What this implies for anyone still in midlife
The honest implication of all this, for anyone currently in midlife, is that the maintenance of three or four specific friendships should probably be moved from the periphery of one's life-planning to nearer the center. The maintenance is not glamorous. The maintenance does not produce, in any single year, a result that would warrant the attention. The maintenance is, however, on the basis of the available research, one of the better investments a person can make in the substantive quality of their final decades.
The maintenance involves, in practice, the unglamorous work of remaining in low-grade ongoing contact with a few specific people. The occasional text. The periodic call. The visit when geography allows. The deliberate refusal to let the friendship slide into the catch-up mode that, once it sets in, is structurally difficult to reverse. The goal is not constant contact. The goal is, more modestly, sufficient contact that the friendship never requires the formal reintroduction that breaks continuity.
For people who arrive in their seventies with three or four such friendships intact, the dividend is substantial. They have, in their final decades, a small number of rooms in which they do not have to perform the catch-up that most of their other social interactions will require. The conversations can start in the middle. The friends already know.
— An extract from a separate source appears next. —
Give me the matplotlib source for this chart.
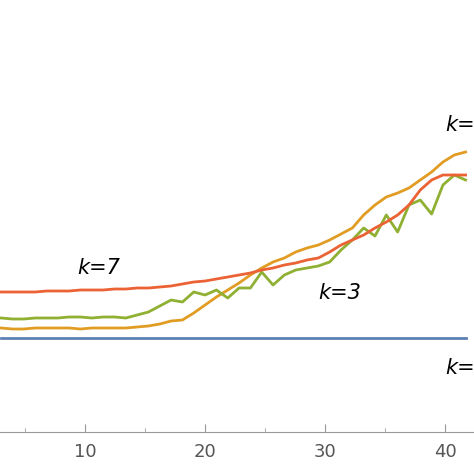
import matplotlib.pyplot as plt
import numpy as np

# values (arbitrary units, baseline = 0 at bottom axis)
x = np.linspace(3, 41.7, 42)
red_y = [292, 292, 292, 292, 291, 291, 291, 290, 290, 290, 289, 289, 288, 288, 287, 286,
         284, 282, 281, 279, 277, 275, 273, 270, 268, 265, 263, 260, 258, 252, 245, 240,
         235, 228, 222, 215, 205, 190, 180, 175, 175, 175]
green_y = [318, 319, 319, 318, 318, 318, 317, 317, 318, 317, 317, 318, 315, 312, 306, 300,
           302, 292, 295, 290, 298, 288, 288, 272, 285, 275, 270, 268, 266, 262, 250, 240,
           228, 236, 215, 232, 205, 200, 214, 185, 175, 180]
yellow_y = [328, 329, 329, 328, 328, 328, 328, 329, 328, 328, 328, 328, 327, 326, 324, 321,
            320, 313, 305, 297, 290, 283, 275, 268, 262, 258, 252, 248, 245, 240, 234, 228,
            215, 205, 197, 193, 188, 180, 172, 162, 155, 152]
blue_y = [338] * len(x)

to_val = lambda ys: [432 - v for v in ys]

fig = plt.figure(figsize=(4.74, 4.74), dpi=100)
ax = fig.add_axes([0, 42 / 474, 1, 432 / 474])

ax.plot(x, to_val(blue_y), color="#5E81B5", lw=2)
ax.plot(x, to_val(yellow_y), color="#E19C24", lw=2)
ax.plot(x, to_val(green_y), color="#8FB032", lw=2)
ax.plot(x, to_val(red_y), color="#EB6235", lw=2)

ax.set_xlim(2.9, 2.9 + 474 / 12)
ax.set_ylim(0, 432)

txt = dict(fontsize=15, style="italic", color="black")
ax.text(11.1, 432 - 268, "k=7", ha="center", va="center", **txt)
ax.text(31.2, 432 - 293, "k=3", ha="center", va="center", **txt)
ax.text(40.0, 432 - 125, "k=", ha="left", va="center", **txt)
ax.text(40.0, 432 - 368, "k=", ha="left", va="center", **txt)

for s in ["top", "right", "left"]:
    ax.spines[s].set_visible(False)
ax.spines["bottom"].set_color("#999999")
ax.set_yticks([])
ax.set_xticks([10, 20, 30, 40])
ax.set_xticks(np.arange(5, 45, 5), minor=True)
ax.tick_params(axis="x", direction="in", colors="#999999", labelcolor="#555555",
               labelsize=13, length=6, pad=8)
ax.tick_params(axis="x", which="minor", direction="in", length=3, colors="#999999")

fig.savefig("out.png", dpi=100)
The knowing is, on examination, what most adult life does not easily provide, and what late life, for those who have prepared for it, can finally deliver in concentrated form.
This is not, in any single year, a dramatic feature of a life. It is, across decades, one of the more important ones. The people who have it tend to feel, in their late life, more known than the people who do not. The feeling of being known is, on the available evidence, closer to what life satisfaction actually is than any of the more conventional metrics. The three or four people who do not require updating are, in some real way, the small protected room in which the version of oneself that has actually lived this life is, finally, allowed to simply exist without having to introduce itself.